>>>>>

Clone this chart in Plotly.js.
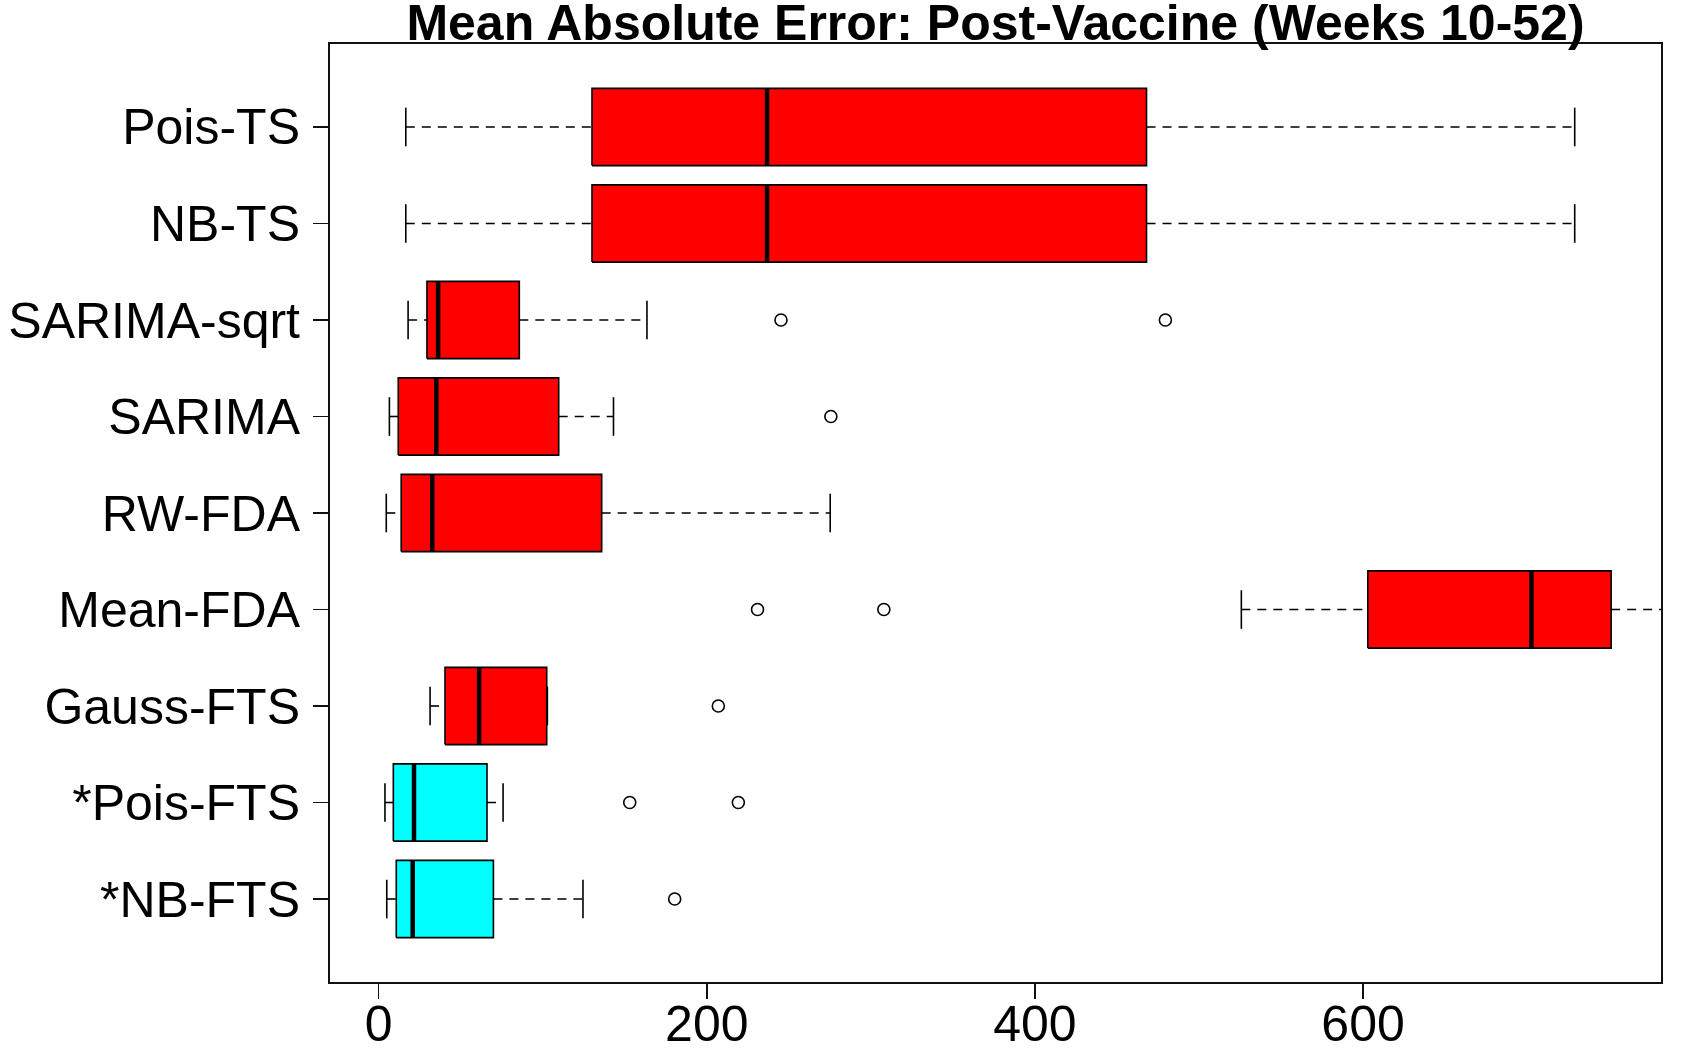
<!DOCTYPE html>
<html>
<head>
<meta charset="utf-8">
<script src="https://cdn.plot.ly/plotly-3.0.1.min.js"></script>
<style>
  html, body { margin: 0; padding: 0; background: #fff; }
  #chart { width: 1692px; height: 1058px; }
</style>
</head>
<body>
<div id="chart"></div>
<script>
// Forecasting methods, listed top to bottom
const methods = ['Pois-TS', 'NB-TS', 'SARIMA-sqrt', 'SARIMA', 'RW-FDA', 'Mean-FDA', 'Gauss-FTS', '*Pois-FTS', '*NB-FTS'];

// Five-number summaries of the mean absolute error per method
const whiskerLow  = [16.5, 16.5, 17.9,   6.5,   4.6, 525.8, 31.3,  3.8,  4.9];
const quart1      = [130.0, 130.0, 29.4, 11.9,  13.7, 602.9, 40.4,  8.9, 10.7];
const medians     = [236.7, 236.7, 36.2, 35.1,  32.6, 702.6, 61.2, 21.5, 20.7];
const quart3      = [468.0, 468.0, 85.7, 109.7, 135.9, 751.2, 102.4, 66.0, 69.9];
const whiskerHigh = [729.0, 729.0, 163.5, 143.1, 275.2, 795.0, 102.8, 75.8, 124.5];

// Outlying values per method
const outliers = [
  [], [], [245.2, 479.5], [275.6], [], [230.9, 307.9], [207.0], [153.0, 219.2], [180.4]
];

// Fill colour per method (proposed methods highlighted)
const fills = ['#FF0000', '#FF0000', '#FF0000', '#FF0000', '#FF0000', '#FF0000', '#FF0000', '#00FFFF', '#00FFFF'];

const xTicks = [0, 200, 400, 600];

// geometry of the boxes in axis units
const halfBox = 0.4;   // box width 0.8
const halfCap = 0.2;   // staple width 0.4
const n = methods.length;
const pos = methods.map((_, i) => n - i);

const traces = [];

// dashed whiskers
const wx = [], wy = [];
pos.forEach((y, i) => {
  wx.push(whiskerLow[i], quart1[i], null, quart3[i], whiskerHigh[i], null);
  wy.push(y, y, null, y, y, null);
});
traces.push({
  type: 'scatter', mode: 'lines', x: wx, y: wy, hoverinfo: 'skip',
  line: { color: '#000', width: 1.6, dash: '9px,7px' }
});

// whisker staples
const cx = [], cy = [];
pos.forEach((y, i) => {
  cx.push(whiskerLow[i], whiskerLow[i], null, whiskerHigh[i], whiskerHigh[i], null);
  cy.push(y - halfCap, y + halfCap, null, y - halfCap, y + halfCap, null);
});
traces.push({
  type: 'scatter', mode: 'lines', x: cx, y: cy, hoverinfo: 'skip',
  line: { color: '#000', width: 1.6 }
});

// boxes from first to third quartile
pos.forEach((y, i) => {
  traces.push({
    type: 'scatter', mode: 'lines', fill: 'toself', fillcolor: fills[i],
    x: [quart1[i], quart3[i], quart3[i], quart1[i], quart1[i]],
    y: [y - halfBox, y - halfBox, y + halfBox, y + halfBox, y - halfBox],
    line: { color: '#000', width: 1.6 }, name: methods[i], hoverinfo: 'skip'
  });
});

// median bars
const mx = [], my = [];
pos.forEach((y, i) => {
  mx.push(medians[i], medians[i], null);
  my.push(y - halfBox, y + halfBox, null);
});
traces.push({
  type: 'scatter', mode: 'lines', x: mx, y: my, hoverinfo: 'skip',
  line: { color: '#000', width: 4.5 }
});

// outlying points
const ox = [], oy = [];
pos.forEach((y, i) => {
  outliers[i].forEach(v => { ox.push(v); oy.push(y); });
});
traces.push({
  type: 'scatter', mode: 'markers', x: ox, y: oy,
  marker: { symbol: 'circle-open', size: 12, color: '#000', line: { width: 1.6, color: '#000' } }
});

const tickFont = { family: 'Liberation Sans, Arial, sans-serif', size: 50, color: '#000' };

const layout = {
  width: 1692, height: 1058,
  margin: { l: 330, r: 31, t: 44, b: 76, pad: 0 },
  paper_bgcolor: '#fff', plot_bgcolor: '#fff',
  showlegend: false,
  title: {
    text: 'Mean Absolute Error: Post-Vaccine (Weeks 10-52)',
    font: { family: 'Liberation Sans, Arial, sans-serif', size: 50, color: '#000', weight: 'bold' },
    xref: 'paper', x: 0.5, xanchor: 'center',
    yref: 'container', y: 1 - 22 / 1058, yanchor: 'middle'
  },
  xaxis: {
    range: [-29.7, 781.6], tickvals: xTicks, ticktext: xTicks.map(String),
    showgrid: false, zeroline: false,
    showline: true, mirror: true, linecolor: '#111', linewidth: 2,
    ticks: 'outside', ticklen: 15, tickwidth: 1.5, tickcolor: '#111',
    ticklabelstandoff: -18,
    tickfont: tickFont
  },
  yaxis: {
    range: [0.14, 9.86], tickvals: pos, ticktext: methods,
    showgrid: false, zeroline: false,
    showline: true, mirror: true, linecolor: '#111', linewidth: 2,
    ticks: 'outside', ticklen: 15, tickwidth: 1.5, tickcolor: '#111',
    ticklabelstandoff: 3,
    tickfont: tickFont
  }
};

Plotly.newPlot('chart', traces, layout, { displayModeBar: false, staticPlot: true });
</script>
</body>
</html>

<<<<<
>>>>>

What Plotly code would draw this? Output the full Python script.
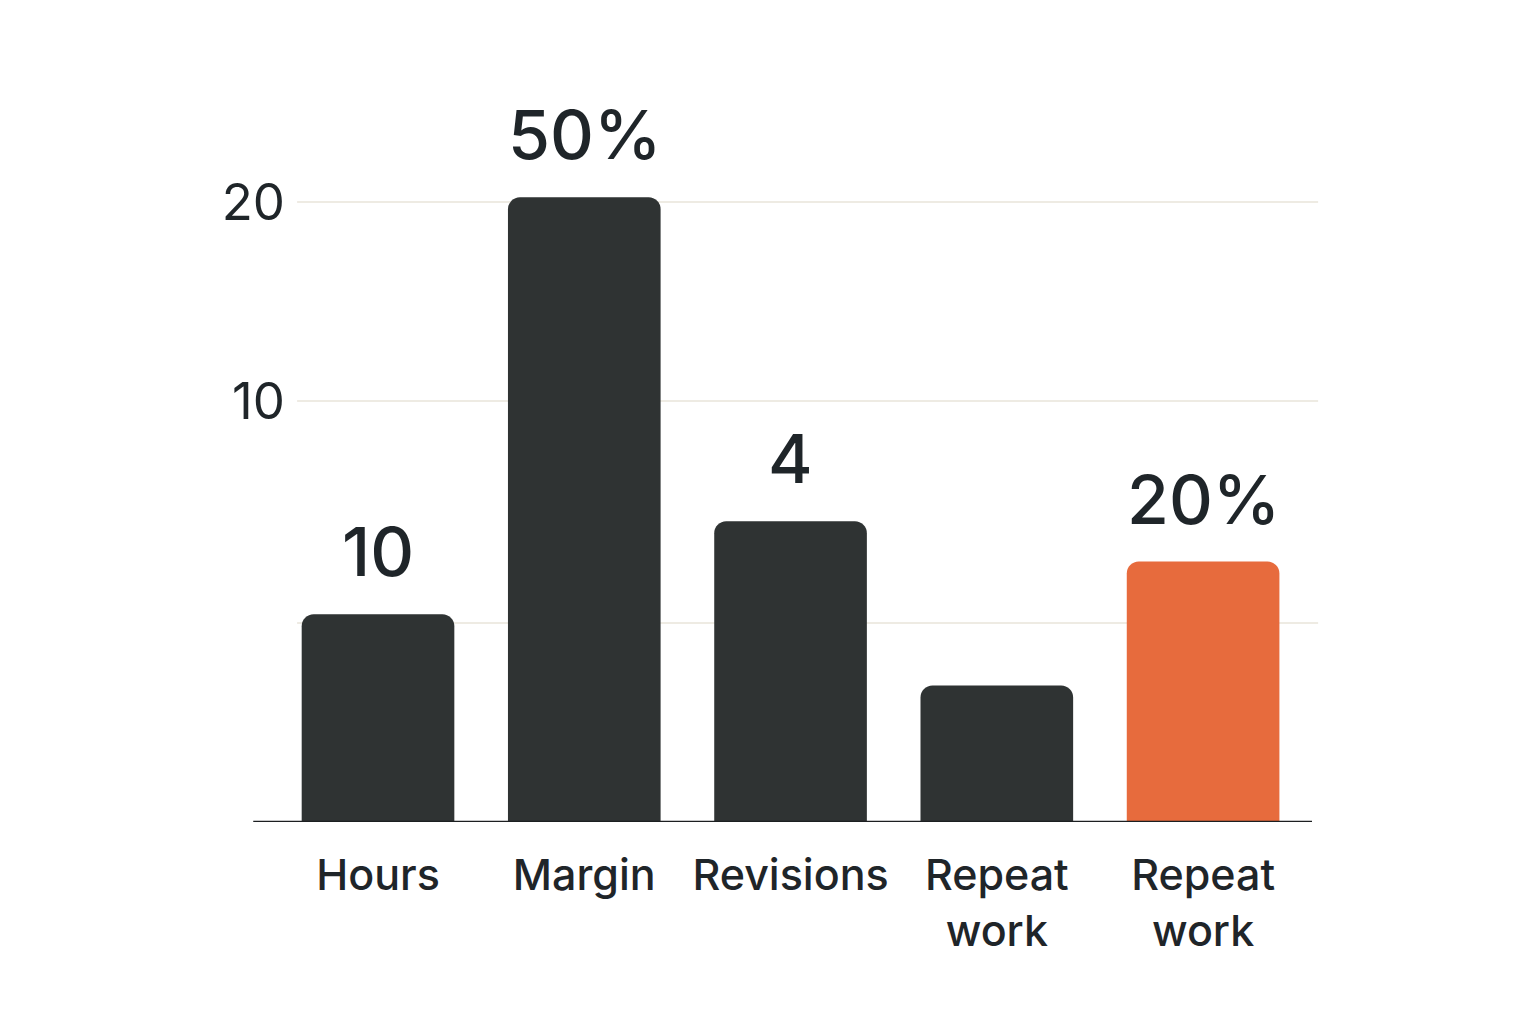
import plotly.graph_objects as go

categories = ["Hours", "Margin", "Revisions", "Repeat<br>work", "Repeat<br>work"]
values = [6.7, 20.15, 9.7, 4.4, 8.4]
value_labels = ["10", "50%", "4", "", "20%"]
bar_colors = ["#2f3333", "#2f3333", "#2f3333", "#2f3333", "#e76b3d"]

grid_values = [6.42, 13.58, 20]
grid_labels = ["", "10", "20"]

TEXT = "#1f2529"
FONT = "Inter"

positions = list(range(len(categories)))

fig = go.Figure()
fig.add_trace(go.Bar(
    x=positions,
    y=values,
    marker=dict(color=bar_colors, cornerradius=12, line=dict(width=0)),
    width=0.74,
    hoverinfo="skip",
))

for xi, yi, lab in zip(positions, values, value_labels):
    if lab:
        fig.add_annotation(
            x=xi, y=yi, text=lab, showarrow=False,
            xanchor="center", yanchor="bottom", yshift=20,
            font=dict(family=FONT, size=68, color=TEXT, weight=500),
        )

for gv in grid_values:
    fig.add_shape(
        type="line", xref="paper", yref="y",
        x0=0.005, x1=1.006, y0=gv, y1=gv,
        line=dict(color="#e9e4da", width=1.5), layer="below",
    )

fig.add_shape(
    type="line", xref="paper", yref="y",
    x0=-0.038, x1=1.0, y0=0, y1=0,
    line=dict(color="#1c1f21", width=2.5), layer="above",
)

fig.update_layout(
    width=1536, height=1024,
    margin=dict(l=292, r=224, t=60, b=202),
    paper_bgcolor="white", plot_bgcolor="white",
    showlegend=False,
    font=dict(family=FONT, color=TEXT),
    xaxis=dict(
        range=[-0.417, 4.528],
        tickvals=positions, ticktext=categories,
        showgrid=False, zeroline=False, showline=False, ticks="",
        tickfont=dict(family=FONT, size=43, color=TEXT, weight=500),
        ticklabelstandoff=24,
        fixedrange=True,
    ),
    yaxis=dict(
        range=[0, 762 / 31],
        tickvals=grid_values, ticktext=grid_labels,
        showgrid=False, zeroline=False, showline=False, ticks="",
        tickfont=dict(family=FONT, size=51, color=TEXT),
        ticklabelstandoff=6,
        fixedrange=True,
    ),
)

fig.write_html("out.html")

<<<<<

Copy nothing but the lines above that run from the one with "What Plotly code" to the one with "positions = list(range(len(categories)))", ends included; pictures stay out.

What Plotly code would draw this? Output the full Python script.
import plotly.graph_objects as go

categories = ["Hours", "Margin", "Revisions", "Repeat<br>work", "Repeat<br>work"]
values = [6.7, 20.15, 9.7, 4.4, 8.4]
value_labels = ["10", "50%", "4", "", "20%"]
bar_colors = ["#2f3333", "#2f3333", "#2f3333", "#2f3333", "#e76b3d"]

grid_values = [6.42, 13.58, 20]
grid_labels = ["", "10", "20"]

TEXT = "#1f2529"
FONT = "Inter"

positions = list(range(len(categories)))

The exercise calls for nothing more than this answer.